Find the number of lines below in which the word "this" appears, and write that number only.
_ _ _ _
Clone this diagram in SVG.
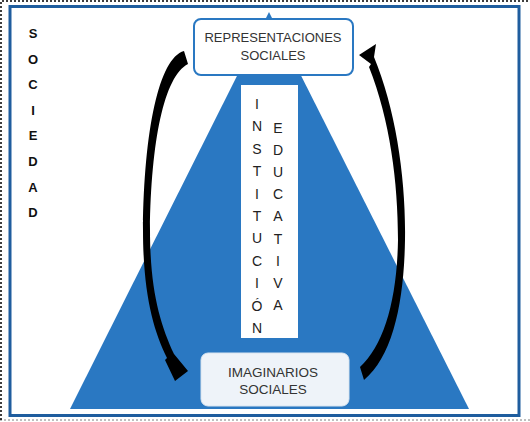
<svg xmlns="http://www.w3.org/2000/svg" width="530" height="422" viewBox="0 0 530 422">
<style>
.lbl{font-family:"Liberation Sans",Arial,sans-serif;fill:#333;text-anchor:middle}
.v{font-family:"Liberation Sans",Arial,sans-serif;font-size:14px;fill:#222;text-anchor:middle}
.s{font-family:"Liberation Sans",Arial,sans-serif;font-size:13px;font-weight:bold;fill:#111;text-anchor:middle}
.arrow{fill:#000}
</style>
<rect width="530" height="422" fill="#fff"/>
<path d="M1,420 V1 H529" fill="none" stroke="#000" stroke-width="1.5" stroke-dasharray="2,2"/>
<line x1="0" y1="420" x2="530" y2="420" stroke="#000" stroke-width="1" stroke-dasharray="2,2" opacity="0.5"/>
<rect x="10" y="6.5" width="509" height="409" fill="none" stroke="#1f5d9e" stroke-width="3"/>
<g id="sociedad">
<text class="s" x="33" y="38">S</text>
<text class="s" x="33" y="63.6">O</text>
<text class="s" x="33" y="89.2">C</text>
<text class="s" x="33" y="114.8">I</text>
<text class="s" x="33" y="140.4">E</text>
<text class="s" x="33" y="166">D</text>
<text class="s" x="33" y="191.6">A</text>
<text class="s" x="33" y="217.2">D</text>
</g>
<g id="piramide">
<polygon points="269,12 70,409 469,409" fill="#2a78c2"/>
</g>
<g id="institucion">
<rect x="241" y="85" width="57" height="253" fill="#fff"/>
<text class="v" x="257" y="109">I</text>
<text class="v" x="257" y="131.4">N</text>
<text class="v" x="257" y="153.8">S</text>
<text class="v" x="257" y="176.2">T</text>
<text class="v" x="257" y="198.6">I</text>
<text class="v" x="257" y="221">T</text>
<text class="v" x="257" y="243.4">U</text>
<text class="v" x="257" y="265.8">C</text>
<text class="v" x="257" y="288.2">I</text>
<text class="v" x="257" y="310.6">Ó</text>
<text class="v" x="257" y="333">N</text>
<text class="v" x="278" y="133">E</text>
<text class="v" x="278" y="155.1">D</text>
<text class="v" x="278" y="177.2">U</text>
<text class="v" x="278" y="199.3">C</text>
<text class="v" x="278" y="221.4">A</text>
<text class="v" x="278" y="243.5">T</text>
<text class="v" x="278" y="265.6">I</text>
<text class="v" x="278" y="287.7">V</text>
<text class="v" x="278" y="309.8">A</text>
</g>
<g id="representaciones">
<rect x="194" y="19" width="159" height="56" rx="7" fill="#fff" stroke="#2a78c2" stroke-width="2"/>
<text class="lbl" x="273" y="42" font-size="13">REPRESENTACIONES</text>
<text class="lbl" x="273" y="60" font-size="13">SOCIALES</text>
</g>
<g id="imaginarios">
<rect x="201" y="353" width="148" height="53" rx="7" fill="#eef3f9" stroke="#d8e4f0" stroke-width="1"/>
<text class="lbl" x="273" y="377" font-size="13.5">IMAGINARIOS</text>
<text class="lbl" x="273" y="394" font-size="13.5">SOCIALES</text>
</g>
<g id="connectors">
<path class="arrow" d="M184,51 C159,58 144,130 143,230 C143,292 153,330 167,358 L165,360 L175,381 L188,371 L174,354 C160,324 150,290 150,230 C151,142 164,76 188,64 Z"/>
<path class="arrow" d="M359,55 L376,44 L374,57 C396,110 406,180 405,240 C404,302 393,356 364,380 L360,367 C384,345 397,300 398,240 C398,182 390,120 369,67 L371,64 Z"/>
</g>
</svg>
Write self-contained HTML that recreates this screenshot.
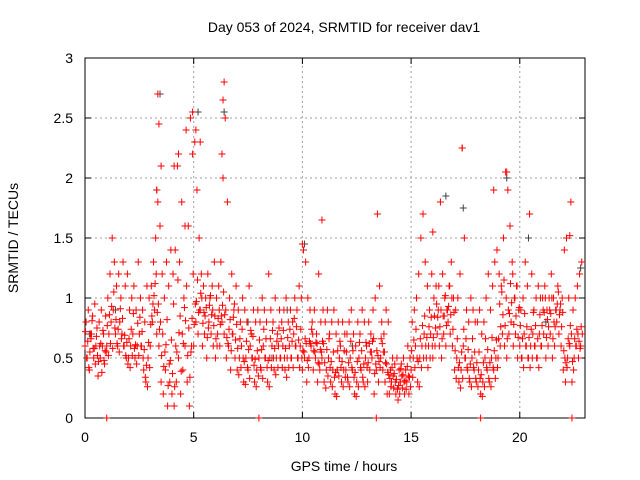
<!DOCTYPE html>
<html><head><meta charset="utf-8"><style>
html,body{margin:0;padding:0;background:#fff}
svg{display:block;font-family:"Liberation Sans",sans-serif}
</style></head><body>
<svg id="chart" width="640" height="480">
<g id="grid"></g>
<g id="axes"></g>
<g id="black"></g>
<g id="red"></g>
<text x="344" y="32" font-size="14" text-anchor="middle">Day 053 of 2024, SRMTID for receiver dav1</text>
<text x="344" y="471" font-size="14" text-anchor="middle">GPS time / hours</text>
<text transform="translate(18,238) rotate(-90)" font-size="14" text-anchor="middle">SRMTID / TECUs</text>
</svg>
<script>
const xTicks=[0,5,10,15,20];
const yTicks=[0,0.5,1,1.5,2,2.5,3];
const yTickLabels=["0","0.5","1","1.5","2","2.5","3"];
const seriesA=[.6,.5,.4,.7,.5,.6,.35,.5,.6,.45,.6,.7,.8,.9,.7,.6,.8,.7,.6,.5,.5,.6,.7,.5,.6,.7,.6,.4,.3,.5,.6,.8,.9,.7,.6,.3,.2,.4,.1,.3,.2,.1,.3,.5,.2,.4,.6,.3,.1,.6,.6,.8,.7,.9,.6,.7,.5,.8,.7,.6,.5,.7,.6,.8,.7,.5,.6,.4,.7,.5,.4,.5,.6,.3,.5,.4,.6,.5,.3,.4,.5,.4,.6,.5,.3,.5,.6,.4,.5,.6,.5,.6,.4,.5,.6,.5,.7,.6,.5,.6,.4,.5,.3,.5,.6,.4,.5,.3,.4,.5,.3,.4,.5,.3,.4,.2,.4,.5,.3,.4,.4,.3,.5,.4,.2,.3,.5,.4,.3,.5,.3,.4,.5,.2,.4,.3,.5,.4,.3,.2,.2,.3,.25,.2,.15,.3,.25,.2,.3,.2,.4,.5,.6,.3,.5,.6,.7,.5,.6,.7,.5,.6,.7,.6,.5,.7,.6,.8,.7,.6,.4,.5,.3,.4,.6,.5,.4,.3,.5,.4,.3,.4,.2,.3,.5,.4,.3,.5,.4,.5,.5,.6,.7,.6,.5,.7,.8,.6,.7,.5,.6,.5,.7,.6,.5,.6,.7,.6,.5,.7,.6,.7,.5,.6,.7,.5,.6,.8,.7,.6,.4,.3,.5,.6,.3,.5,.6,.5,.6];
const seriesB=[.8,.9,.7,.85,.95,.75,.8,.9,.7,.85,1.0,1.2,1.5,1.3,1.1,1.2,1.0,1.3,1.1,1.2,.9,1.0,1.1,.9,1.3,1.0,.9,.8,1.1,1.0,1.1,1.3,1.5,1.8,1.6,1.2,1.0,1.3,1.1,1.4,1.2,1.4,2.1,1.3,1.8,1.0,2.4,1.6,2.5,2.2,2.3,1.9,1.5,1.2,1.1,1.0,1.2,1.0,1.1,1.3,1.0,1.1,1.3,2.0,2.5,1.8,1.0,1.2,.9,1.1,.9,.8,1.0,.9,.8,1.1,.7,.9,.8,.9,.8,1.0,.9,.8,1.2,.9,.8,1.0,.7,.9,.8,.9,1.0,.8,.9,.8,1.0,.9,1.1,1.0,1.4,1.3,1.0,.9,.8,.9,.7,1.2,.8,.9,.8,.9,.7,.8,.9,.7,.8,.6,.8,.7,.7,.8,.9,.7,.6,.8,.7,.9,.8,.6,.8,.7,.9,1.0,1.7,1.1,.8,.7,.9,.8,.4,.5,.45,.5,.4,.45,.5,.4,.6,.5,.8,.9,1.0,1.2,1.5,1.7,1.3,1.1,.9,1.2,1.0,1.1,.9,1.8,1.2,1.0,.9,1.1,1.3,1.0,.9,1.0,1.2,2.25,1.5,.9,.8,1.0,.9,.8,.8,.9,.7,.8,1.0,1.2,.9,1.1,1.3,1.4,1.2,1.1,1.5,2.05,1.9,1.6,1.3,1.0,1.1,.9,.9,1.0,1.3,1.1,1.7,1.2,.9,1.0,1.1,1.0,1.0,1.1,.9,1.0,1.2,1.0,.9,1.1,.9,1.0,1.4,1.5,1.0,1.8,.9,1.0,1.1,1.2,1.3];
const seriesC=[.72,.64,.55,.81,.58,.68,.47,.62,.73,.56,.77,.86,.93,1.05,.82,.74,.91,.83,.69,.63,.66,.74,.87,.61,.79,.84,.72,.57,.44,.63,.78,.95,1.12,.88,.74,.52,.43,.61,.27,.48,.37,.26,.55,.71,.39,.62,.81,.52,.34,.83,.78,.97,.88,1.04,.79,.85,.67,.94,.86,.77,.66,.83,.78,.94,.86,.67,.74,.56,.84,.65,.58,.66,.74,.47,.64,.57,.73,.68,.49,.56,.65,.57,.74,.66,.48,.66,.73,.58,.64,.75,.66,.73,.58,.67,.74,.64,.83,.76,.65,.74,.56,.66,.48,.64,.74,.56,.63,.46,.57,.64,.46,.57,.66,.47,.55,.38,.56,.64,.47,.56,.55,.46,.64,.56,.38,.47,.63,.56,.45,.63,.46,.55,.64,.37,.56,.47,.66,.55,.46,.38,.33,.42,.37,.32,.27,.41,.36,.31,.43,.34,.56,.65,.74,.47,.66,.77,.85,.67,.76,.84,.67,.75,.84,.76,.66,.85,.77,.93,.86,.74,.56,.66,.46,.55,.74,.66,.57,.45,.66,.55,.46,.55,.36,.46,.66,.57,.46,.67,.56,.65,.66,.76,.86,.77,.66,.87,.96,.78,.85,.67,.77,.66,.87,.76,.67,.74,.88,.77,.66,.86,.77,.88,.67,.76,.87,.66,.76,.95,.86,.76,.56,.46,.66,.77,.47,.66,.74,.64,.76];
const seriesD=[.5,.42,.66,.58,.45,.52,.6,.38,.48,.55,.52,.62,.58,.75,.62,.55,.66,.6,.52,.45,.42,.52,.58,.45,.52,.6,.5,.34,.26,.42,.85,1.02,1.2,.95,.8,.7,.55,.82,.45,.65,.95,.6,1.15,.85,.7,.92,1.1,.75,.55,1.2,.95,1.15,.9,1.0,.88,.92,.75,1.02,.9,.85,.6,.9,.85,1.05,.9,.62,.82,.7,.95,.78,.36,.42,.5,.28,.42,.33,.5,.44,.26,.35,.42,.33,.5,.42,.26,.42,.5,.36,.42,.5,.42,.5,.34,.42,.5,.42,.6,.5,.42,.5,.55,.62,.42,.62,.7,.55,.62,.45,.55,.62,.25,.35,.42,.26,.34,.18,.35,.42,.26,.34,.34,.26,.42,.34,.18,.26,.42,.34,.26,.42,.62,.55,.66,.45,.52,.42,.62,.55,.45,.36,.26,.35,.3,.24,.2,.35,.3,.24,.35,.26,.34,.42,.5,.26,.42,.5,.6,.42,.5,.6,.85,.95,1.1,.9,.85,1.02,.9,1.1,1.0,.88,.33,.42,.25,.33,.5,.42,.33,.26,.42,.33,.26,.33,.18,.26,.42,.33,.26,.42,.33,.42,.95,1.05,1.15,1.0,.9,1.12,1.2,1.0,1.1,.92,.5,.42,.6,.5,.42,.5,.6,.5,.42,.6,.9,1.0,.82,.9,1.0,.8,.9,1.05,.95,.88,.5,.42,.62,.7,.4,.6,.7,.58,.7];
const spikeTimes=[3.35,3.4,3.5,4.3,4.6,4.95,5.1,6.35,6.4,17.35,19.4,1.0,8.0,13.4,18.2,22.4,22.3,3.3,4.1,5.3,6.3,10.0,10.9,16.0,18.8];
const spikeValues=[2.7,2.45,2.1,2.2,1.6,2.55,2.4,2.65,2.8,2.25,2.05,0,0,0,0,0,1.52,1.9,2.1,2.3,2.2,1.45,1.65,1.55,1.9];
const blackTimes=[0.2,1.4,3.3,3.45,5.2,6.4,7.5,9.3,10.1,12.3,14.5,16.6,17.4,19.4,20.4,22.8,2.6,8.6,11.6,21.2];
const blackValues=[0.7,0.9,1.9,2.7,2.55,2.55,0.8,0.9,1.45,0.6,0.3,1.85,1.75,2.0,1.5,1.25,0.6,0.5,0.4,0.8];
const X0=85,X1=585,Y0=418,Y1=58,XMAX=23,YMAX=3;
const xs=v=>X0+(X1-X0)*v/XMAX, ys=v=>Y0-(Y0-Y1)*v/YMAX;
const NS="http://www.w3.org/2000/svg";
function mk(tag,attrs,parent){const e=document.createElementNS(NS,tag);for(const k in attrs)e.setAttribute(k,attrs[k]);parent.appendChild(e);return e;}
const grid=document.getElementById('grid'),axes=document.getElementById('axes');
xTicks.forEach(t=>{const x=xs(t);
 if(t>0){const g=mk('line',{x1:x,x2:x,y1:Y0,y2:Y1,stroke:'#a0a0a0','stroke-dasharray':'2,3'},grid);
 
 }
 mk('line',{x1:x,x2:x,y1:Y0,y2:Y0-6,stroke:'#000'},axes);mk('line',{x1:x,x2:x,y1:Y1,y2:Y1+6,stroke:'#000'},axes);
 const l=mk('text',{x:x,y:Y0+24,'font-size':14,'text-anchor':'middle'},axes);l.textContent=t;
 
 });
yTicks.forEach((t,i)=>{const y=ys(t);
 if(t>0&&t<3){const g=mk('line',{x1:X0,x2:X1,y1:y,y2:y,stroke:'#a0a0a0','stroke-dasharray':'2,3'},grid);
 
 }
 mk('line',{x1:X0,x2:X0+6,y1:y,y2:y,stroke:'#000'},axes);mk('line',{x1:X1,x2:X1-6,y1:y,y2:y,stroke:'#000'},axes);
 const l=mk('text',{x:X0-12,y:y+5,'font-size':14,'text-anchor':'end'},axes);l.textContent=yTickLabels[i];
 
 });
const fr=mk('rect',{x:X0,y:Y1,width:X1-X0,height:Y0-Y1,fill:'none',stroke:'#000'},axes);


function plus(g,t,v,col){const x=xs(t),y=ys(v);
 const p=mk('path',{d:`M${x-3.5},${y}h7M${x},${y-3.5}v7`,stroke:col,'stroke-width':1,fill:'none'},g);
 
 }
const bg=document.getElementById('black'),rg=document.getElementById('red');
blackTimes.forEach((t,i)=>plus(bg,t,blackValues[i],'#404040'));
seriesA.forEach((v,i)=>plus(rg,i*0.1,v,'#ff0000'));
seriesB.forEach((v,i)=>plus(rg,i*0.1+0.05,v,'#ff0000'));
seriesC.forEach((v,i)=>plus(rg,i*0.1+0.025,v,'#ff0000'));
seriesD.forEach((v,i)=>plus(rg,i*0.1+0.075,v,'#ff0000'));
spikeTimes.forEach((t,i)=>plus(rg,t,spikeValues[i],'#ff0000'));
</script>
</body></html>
_ _ _ _
▶ **Exercise output**:
2